> _Problem_
Examine the entries and show every line in which the word "this" is found.

[Items from a data source]

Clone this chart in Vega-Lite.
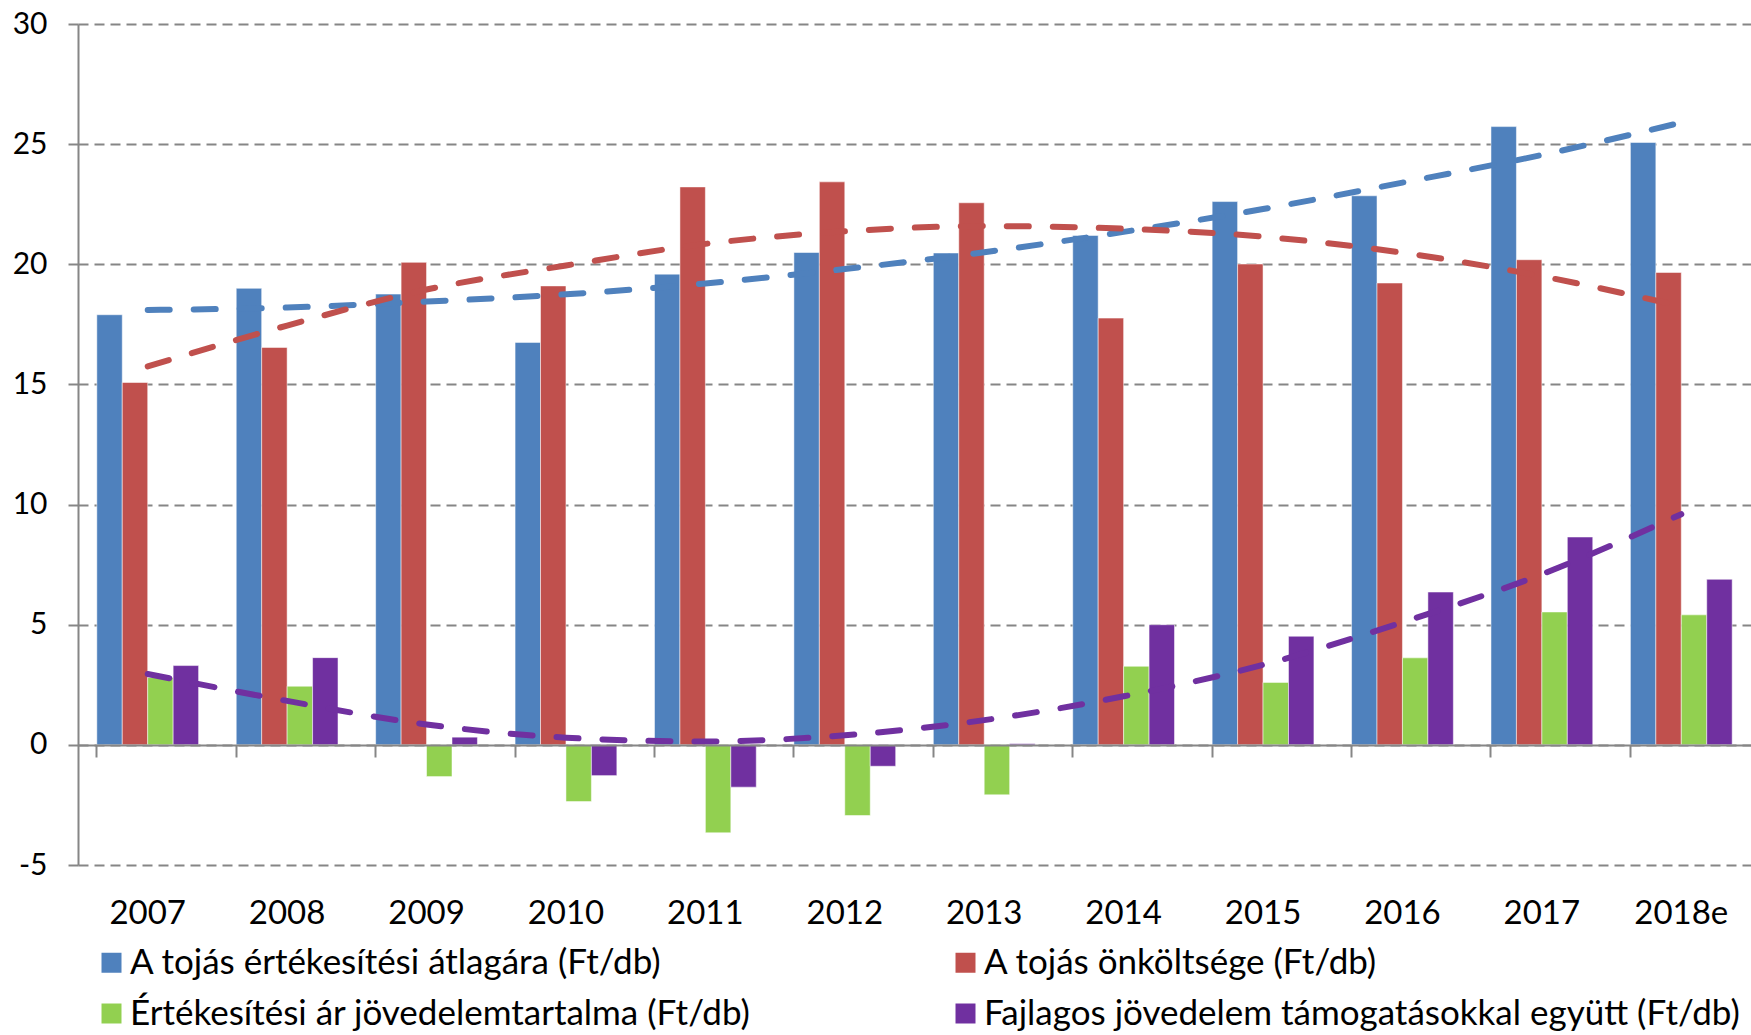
{
  "$schema": "https://vega.github.io/schema/vega-lite/v6.json",
  "width": 1673,
  "height": 841,
  "autosize": {"type": "none"},
  "padding": {"left": 78, "top": 24, "right": 0, "bottom": 170},
  "background": "white",
  "config": {"font": "Lato", "view": {"stroke": null}},
  "datasets": {
    "bars": [
      {"year": "2007", "series": "A tojás értékesítési átlagára (Ft/db)", "value": 17.9},
      {"year": "2007", "series": "A tojás önköltsége (Ft/db)", "value": 15.08},
      {"year": "2007", "series": "Értékesítési ár jövedelemtartalma (Ft/db)", "value": 2.8},
      {"year": "2007", "series": "Fajlagos jövedelem támogatásokkal együtt (Ft/db)", "value": 3.3},
      {"year": "2008", "series": "A tojás értékesítési átlagára (Ft/db)", "value": 19.0},
      {"year": "2008", "series": "A tojás önköltsége (Ft/db)", "value": 16.54},
      {"year": "2008", "series": "Értékesítési ár jövedelemtartalma (Ft/db)", "value": 2.44},
      {"year": "2008", "series": "Fajlagos jövedelem támogatásokkal együtt (Ft/db)", "value": 3.63},
      {"year": "2009", "series": "A tojás értékesítési átlagára (Ft/db)", "value": 18.76},
      {"year": "2009", "series": "A tojás önköltsége (Ft/db)", "value": 20.08},
      {"year": "2009", "series": "Értékesítési ár jövedelemtartalma (Ft/db)", "value": -1.32},
      {"year": "2009", "series": "Fajlagos jövedelem támogatásokkal együtt (Ft/db)", "value": 0.32},
      {"year": "2010", "series": "A tojás értékesítési átlagára (Ft/db)", "value": 16.75},
      {"year": "2010", "series": "A tojás önköltsége (Ft/db)", "value": 19.1},
      {"year": "2010", "series": "Értékesítési ár jövedelemtartalma (Ft/db)", "value": -2.36},
      {"year": "2010", "series": "Fajlagos jövedelem támogatásokkal együtt (Ft/db)", "value": -1.28},
      {"year": "2011", "series": "A tojás értékesítési átlagára (Ft/db)", "value": 19.59},
      {"year": "2011", "series": "A tojás önköltsége (Ft/db)", "value": 23.22},
      {"year": "2011", "series": "Értékesítési ár jövedelemtartalma (Ft/db)", "value": -3.66},
      {"year": "2011", "series": "Fajlagos jövedelem támogatásokkal együtt (Ft/db)", "value": -1.76},
      {"year": "2012", "series": "A tojás értékesítési átlagára (Ft/db)", "value": 20.49},
      {"year": "2012", "series": "A tojás önköltsége (Ft/db)", "value": 23.43},
      {"year": "2012", "series": "Értékesítési ár jövedelemtartalma (Ft/db)", "value": -2.94},
      {"year": "2012", "series": "Fajlagos jövedelem támogatásokkal együtt (Ft/db)", "value": -0.89},
      {"year": "2013", "series": "A tojás értékesítési átlagára (Ft/db)", "value": 20.47},
      {"year": "2013", "series": "A tojás önköltsége (Ft/db)", "value": 22.56},
      {"year": "2013", "series": "Értékesítési ár jövedelemtartalma (Ft/db)", "value": -2.08},
      {"year": "2013", "series": "Fajlagos jövedelem támogatásokkal együtt (Ft/db)", "value": 0.05},
      {"year": "2014", "series": "A tojás értékesítési átlagára (Ft/db)", "value": 21.2},
      {"year": "2014", "series": "A tojás önköltsége (Ft/db)", "value": 17.76},
      {"year": "2014", "series": "Értékesítési ár jövedelemtartalma (Ft/db)", "value": 3.27},
      {"year": "2014", "series": "Fajlagos jövedelem támogatásokkal együtt (Ft/db)", "value": 5.0},
      {"year": "2015", "series": "A tojás értékesítési átlagára (Ft/db)", "value": 22.61},
      {"year": "2015", "series": "A tojás önköltsége (Ft/db)", "value": 20.01},
      {"year": "2015", "series": "Értékesítési ár jövedelemtartalma (Ft/db)", "value": 2.6},
      {"year": "2015", "series": "Fajlagos jövedelem támogatásokkal együtt (Ft/db)", "value": 4.52},
      {"year": "2016", "series": "A tojás értékesítési átlagára (Ft/db)", "value": 22.85},
      {"year": "2016", "series": "A tojás önköltsége (Ft/db)", "value": 19.22},
      {"year": "2016", "series": "Értékesítési ár jövedelemtartalma (Ft/db)", "value": 3.62},
      {"year": "2016", "series": "Fajlagos jövedelem támogatásokkal együtt (Ft/db)", "value": 6.36},
      {"year": "2017", "series": "A tojás értékesítési átlagára (Ft/db)", "value": 25.73},
      {"year": "2017", "series": "A tojás önköltsége (Ft/db)", "value": 20.19},
      {"year": "2017", "series": "Értékesítési ár jövedelemtartalma (Ft/db)", "value": 5.53},
      {"year": "2017", "series": "Fajlagos jövedelem támogatásokkal együtt (Ft/db)", "value": 8.65},
      {"year": "2018e", "series": "A tojás értékesítési átlagára (Ft/db)", "value": 25.07},
      {"year": "2018e", "series": "A tojás önköltsége (Ft/db)", "value": 19.66},
      {"year": "2018e", "series": "Értékesítési ár jövedelemtartalma (Ft/db)", "value": 5.41},
      {"year": "2018e", "series": "Fajlagos jövedelem támogatásokkal együtt (Ft/db)", "value": 6.89}
    ],
    "trend": [
      {"year": "2007", "series": "A tojás értékesítési átlagára (Ft/db)", "trend": 18.1},
      {"year": "2008", "series": "A tojás értékesítési átlagára (Ft/db)", "trend": 18.2},
      {"year": "2009", "series": "A tojás értékesítési átlagára (Ft/db)", "trend": 18.45},
      {"year": "2010", "series": "A tojás értékesítési átlagára (Ft/db)", "trend": 18.75},
      {"year": "2011", "series": "A tojás értékesítési átlagára (Ft/db)", "trend": 19.2},
      {"year": "2012", "series": "A tojás értékesítési átlagára (Ft/db)", "trend": 19.8},
      {"year": "2013", "series": "A tojás értékesítési átlagára (Ft/db)", "trend": 20.5},
      {"year": "2014", "series": "A tojás értékesítési átlagára (Ft/db)", "trend": 21.35},
      {"year": "2015", "series": "A tojás értékesítési átlagára (Ft/db)", "trend": 22.3},
      {"year": "2016", "series": "A tojás értékesítési átlagára (Ft/db)", "trend": 23.4},
      {"year": "2017", "series": "A tojás értékesítési átlagára (Ft/db)", "trend": 24.55},
      {"year": "2018e", "series": "A tojás értékesítési átlagára (Ft/db)", "trend": 25.9},
      {"year": "2007", "series": "A tojás önköltsége (Ft/db)", "trend": 15.75},
      {"year": "2008", "series": "A tojás önköltsége (Ft/db)", "trend": 17.45},
      {"year": "2009", "series": "A tojás önköltsége (Ft/db)", "trend": 18.95},
      {"year": "2010", "series": "A tojás önköltsége (Ft/db)", "trend": 19.95},
      {"year": "2011", "series": "A tojás önköltsége (Ft/db)", "trend": 20.85},
      {"year": "2012", "series": "A tojás önköltsége (Ft/db)", "trend": 21.37},
      {"year": "2013", "series": "A tojás önköltsége (Ft/db)", "trend": 21.59},
      {"year": "2014", "series": "A tojás önköltsége (Ft/db)", "trend": 21.48},
      {"year": "2015", "series": "A tojás önköltsége (Ft/db)", "trend": 21.15},
      {"year": "2016", "series": "A tojás önköltsége (Ft/db)", "trend": 20.48},
      {"year": "2017", "series": "A tojás önköltsége (Ft/db)", "trend": 19.5},
      {"year": "2018e", "series": "A tojás önköltsége (Ft/db)", "trend": 18.25},
      {"year": "2007", "series": "Fajlagos jövedelem támogatásokkal együtt (Ft/db)", "trend": 2.95},
      {"year": "2008", "series": "Fajlagos jövedelem támogatásokkal együtt (Ft/db)", "trend": 1.83},
      {"year": "2009", "series": "Fajlagos jövedelem támogatásokkal együtt (Ft/db)", "trend": 0.85},
      {"year": "2010", "series": "Fajlagos jövedelem támogatásokkal együtt (Ft/db)", "trend": 0.3},
      {"year": "2011", "series": "Fajlagos jövedelem támogatásokkal együtt (Ft/db)", "trend": 0.14},
      {"year": "2012", "series": "Fajlagos jövedelem támogatásokkal együtt (Ft/db)", "trend": 0.4},
      {"year": "2013", "series": "Fajlagos jövedelem támogatásokkal együtt (Ft/db)", "trend": 1.03},
      {"year": "2014", "series": "Fajlagos jövedelem támogatásokkal együtt (Ft/db)", "trend": 2.02},
      {"year": "2015", "series": "Fajlagos jövedelem támogatásokkal együtt (Ft/db)", "trend": 3.33},
      {"year": "2016", "series": "Fajlagos jövedelem támogatásokkal együtt (Ft/db)", "trend": 5.1},
      {"year": "2017", "series": "Fajlagos jövedelem támogatásokkal együtt (Ft/db)", "trend": 7.1},
      {"year": "2018e", "series": "Fajlagos jövedelem támogatásokkal együtt (Ft/db)", "trend": 9.6}
    ]
  },
  "layer": [
    {
      "data": {"name": "bars"},
      "mark": {"type": "bar", "stroke": "#ffffff", "strokeOpacity": 0.5, "strokeWidth": 1},
      "encoding": {
        "x": {
          "field": "year", "type": "nominal", "sort": null,
          "scale": {"paddingInner": 0.27, "paddingOuter": 0.135},
          "axis": {
            "orient": "bottom", "offset": -120, "labels": false, "title": null,
            "ticks": true, "tickSize": 12, "tickColor": "#868686", "tickWidth": 2,
            "bandPosition": 0, "domain": true, "domainColor": "#868686", "domainWidth": 2,
            "grid": false, "zindex": 1
          }
        },
        "xOffset": {
          "field": "series", "type": "nominal",
          "sort": ["A tojás értékesítési átlagára (Ft/db)", "A tojás önköltsége (Ft/db)", "Értékesítési ár jövedelemtartalma (Ft/db)", "Fajlagos jövedelem támogatásokkal együtt (Ft/db)"],
          "scale": {"paddingInner": 0, "paddingOuter": 0}
        },
        "y": {
          "field": "value", "type": "quantitative",
          "scale": {"domain": [-5, 30], "nice": false, "zero": false},
          "axis": {
            "title": null, "values": [-5, 0, 5, 10, 15, 20, 25, 30],
            "labelExpr": "datum.value + ''",
            "grid": true, "gridColor": "#868686", "gridWidth": 2, "gridDash": [10, 6],
            "domain": true, "domainColor": "#868686", "domainWidth": 2,
            "ticks": true, "tickSize": 11, "tickColor": "#868686", "tickWidth": 2, "tickDash": [10, 6],
            "labelFontSize": 30, "labelColor": "#000000", "labelPadding": 20
          }
        },
        "color": {
          "field": "series", "type": "nominal",
          "scale": {
            "domain": ["A tojás értékesítési átlagára (Ft/db)", "A tojás önköltsége (Ft/db)", "Értékesítési ár jövedelemtartalma (Ft/db)", "Fajlagos jövedelem támogatásokkal együtt (Ft/db)"],
            "range": ["#4F81BD", "#C0504D", "#92D050", "#7030A0"]
          },
          "legend": {
            "orient": "none", "legendX": 16, "legendY": 921, "columns": 2, "direction": "horizontal", "title": null,
            "symbolType": "square", "symbolSize": 400, "symbolStrokeWidth": 0,
            "labelFontSize": 35, "labelColor": "#000000", "labelOffset": 1, "labelLimit": 1000,
            "columnPadding": 197, "rowPadding": 15, "padding": 0, "gridAlign": "each"
          }
        }
      }
    },
    {
      "data": {"name": "trend"},
      "mark": {"type": "line", "strokeDash": [22, 24], "strokeCap": "round", "strokeWidth": 6, "interpolate": "monotone"},
      "encoding": {
        "x": {
          "field": "year", "type": "nominal", "sort": null,
          "axis": {
            "orient": "bottom", "title": null, "domain": false, "ticks": false, "tickSize": 0,
            "labelFontSize": 33, "labelColor": "#000000", "labelPadding": 32, "labelAngle": 0, "grid": false
          }
        },
        "y": {"field": "trend", "type": "quantitative", "axis": {"title": null}},
        "stroke": {
          "field": "series", "type": "nominal",
          "scale": {
            "domain": ["A tojás értékesítési átlagára (Ft/db)", "A tojás önköltsége (Ft/db)", "Fajlagos jövedelem támogatásokkal együtt (Ft/db)"],
            "range": ["#4F81BD", "#C0504D", "#7030A0"]
          },
          "legend": null
        }
      }
    }
  ],
  "resolve": {"axis": {"x": "independent"}}
}
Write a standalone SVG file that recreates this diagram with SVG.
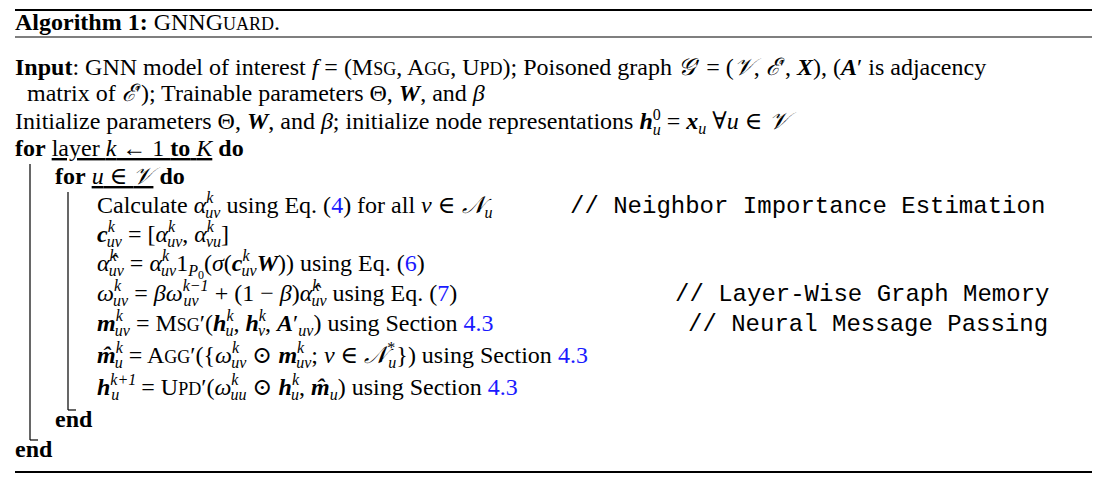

> _Complete output_
Clone this chart in Vega-Lite.
Write a standalone SVG file that recreates this diagram with SVG.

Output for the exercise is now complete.